### What this task involves:
Find the lines that contain the word "HTML" and copy each one.

### Material for this task:
*****
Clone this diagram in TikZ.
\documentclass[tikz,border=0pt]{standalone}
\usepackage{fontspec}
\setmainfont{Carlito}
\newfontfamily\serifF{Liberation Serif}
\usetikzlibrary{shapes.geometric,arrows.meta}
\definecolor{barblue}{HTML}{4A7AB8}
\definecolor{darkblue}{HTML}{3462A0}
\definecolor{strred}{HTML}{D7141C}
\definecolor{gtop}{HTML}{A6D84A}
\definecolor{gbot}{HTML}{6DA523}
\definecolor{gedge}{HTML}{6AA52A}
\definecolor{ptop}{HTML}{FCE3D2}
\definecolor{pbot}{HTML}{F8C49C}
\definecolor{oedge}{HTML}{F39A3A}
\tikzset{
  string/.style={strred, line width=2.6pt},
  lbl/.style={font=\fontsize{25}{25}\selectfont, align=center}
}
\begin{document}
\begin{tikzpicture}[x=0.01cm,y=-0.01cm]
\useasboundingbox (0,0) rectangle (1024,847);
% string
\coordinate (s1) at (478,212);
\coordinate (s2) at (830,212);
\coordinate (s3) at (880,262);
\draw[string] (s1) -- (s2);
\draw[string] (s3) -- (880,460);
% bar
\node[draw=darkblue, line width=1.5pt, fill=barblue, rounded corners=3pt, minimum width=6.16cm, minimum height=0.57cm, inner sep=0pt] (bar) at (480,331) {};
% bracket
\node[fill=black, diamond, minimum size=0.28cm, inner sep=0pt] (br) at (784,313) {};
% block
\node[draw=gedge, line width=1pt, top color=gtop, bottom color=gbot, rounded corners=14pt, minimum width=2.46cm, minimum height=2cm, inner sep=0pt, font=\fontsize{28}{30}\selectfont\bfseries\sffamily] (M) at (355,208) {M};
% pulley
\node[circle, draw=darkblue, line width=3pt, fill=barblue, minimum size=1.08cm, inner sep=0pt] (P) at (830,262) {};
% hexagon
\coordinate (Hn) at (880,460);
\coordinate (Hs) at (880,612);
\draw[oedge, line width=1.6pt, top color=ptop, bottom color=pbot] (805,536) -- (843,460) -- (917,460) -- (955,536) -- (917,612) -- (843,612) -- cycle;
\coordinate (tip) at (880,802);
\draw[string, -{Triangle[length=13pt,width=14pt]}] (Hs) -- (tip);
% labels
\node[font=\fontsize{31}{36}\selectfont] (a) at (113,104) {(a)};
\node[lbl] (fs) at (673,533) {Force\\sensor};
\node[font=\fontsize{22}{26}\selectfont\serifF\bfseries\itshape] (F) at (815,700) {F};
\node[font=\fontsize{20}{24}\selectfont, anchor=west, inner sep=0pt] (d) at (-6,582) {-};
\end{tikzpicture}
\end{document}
*****
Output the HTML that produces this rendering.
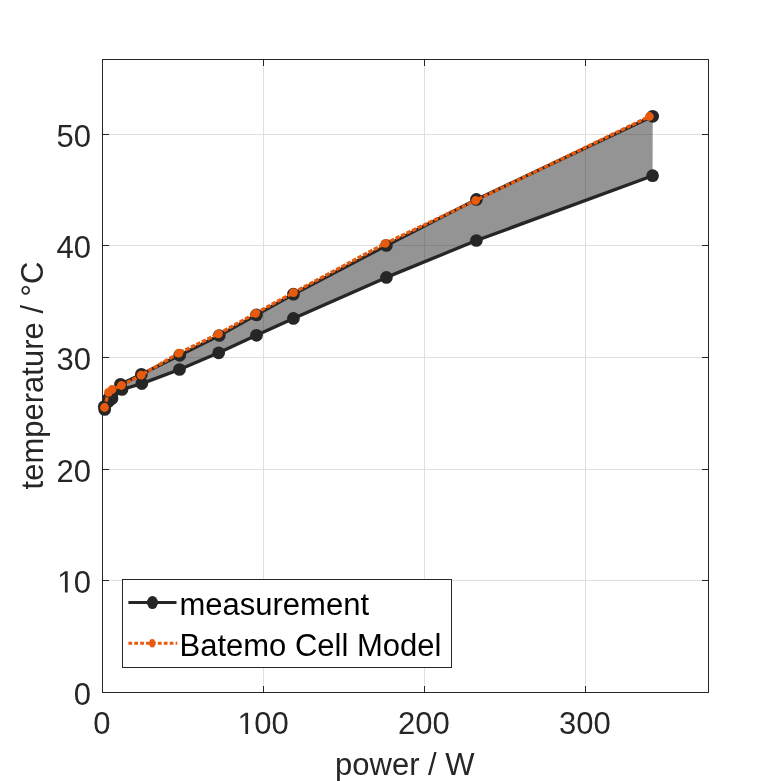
*****
### Answer for this exercise:
\definecolor{barblue}{HTML}{4A7AB8}
\definecolor{darkblue}{HTML}{3462A0}
\definecolor{strred}{HTML}{D7141C}
\definecolor{gtop}{HTML}{A6D84A}
\definecolor{gbot}{HTML}{6DA523}
\definecolor{gedge}{HTML}{6AA52A}
\definecolor{ptop}{HTML}{FCE3D2}
\definecolor{pbot}{HTML}{F8C49C}
\definecolor{oedge}{HTML}{F39A3A}
Output the HTML that produces this rendering.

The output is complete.